John Harrison, inventor of the chronometer, was born on this day in 1693.
In 1714, the British government declared prize money to be given to whoever could figure out how to find ships' position at sea. Most of those who sought the prize believed that the answer lay in celestial navigation; Harrison found the solution with the marine chronometer -- a sturdy, reliable clock. The clock would be set to London time, and the navigator would check the time when the sun was at noon 'locally.' This allowed the navigator to see how far away he was from London, because the sun moves 15 degrees of longitude per hour. After the Board of Longitude refused to give Harrison the full prize, King George III himself tested "Harrison 5" (the fifth model of the chronometer) and found it extremely reliable. The king supported Harrison's petition and threatened to chew out Parliament. Harrison got the prize money when he was in his eighties, and even then it wasn't the full amount. Fortunately, he received money from the Board and Parliament throughout the years for research and development.
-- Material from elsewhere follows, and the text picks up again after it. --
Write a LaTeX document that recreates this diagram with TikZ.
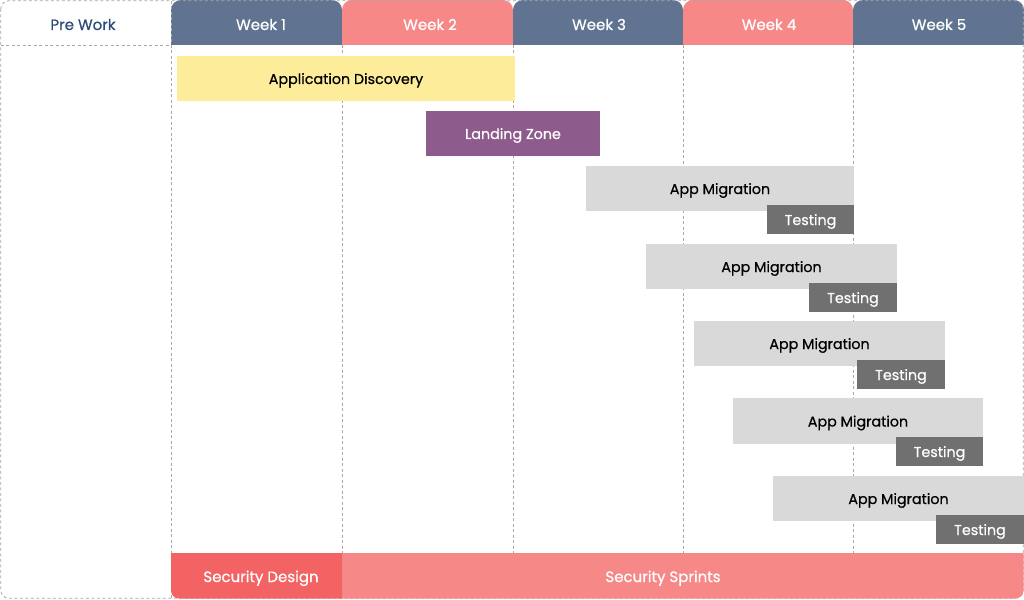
\documentclass[tikz,border=0pt]{standalone}
\usepackage{fontspec}
\setmainfont{Poppins}[FakeBold=0.6]
\definecolor{hblue}{HTML}{607391}
\definecolor{hpink}{HTML}{F78888}
\definecolor{hred}{HTML}{F46363}
\definecolor{byellow}{HTML}{FDEC9A}
\definecolor{bpurple}{HTML}{8E5C8C}
\definecolor{blight}{HTML}{D9D9D9}
\definecolor{bdark}{HTML}{707070}
\definecolor{dashgray}{HTML}{A8A8A8}
\definecolor{prework}{HTML}{2E4A78}
\begin{document}
\begin{tikzpicture}[x=1pt,y=-1pt,
  grid/.style={draw=dashgray, line width=0.8pt, dash pattern=on 3pt off 2.5pt},
  lbl/.style={font=\fontsize{15}{17}\selectfont, inner sep=0pt, text height=10pt, text depth=0pt},
  bar/.style={anchor=north west, inner sep=0pt, outer sep=0pt, draw=none, font=\fontsize{14.3}{16}\selectfont, text height=11pt, text depth=0pt},
  migbar/.style={bar, fill=blight, text=black},
  testbar/.style={bar, fill=bdark, text=white, minimum height=29pt}
]
\useasboundingbox (0,0) rectangle (1024,599);
% headers
\fill[hblue] (171,45) [rounded corners=10pt] -- (171,0) -- (342,0) [sharp corners] -- (342,45) -- cycle;
\fill[hpink] (342,45) [rounded corners=10pt] -- (342,0) -- (513,0) [sharp corners] -- (513,45) -- cycle;
\fill[hblue] (513,45) [rounded corners=10pt] -- (513,0) -- (683,0) [sharp corners] -- (683,45) -- cycle;
\fill[hpink] (683,45) [rounded corners=10pt] -- (683,0) -- (853,0) [sharp corners] -- (853,45) -- cycle;
\fill[hblue] (853,45) [rounded corners=10pt] -- (853,0) -- (1024,0) [sharp corners] -- (1024,45) -- cycle;
\node[lbl, text=prework] (pw) at (83,25) {Pre Work};
\node[lbl, text=white] (w1) at (261,25) {Week 1};
\node[lbl, text=white] (w2) at (430,25) {Week 2};
\node[lbl, text=white] (w3) at (599,25) {Week 3};
\node[lbl, text=white] (w4) at (769,25) {Week 4};
\node[lbl, text=white] (w5) at (939,25) {Week 5};
% grid
\draw[grid, rounded corners=8pt] (0.8,0.8) rectangle (1023.2,598.2);
\draw[grid] (0.8,45) -- (171,45);
\draw[grid] (171,0.8) -- (171,598.2);
\foreach \x in {342,513,683,853} \draw[grid] (\x,45) -- (\x,553);
% bottom bars
\fill[hpink] (342,553) -- (1023.5,553) [rounded corners=8pt] -- (1023.5,598.5) [sharp corners] -- (342,598.5) -- cycle;
\fill[hred] (171,553) -- (342,553) -- (342,598.5) [rounded corners=8pt] -- (171,598.5) [sharp corners] -- cycle;
\node[lbl, text=white] (sd) at (261,577) {Security Design};
\node[lbl, text=white] (ss) at (663,577) {Security Sprints};
% bars
\node[bar, fill=byellow, text=black, minimum width=338pt, minimum height=45pt] (ad) at (177,56) {Application Discovery};
\node[bar, fill=bpurple, text=white, minimum width=174pt, minimum height=45pt] (lz) at (426,111) {Landing Zone};
\node[migbar, minimum width=268pt, minimum height=45pt] (am1) at (586,166) {App Migration};
\node[testbar, minimum width=87pt] (t1) at (767,205) {Testing};
\node[migbar, minimum width=251pt, minimum height=45pt] (am2) at (646,244) {App Migration};
\node[testbar, minimum width=88pt] (t2) at (809,283) {Testing};
\node[migbar, minimum width=251pt, minimum height=45pt] (am3) at (694,321) {App Migration};
\node[testbar, minimum width=88pt] (t3) at (857,360) {Testing};
\node[migbar, minimum width=250pt, minimum height=46pt] (am4) at (733,398) {App Migration};
\node[testbar, minimum width=87pt] (t4) at (896,437) {Testing};
\node[migbar, minimum width=251pt, minimum height=45pt] (am5) at (773,476) {App Migration};
\node[testbar, minimum width=88pt] (t5) at (936,515) {Testing};
\end{tikzpicture}
\end{document}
You can read more about Harrison and the clock in Dana Sobel's Longitude; I read this book for my science fair project about the topic in seventh grade, and I really like it.
The marine chronometer. One of the most important instruments in the history of navigation. Captain Cook took a copy of H4 on his voyages. Also cool - there was a copy on the HMS Bounty.
Also, the Quartering Act was passed today in 1765. As this amusing article in the Onion suggests, since the American Revolution, we have been terribly successful in our struggle against British soldiers seeking to be quartered.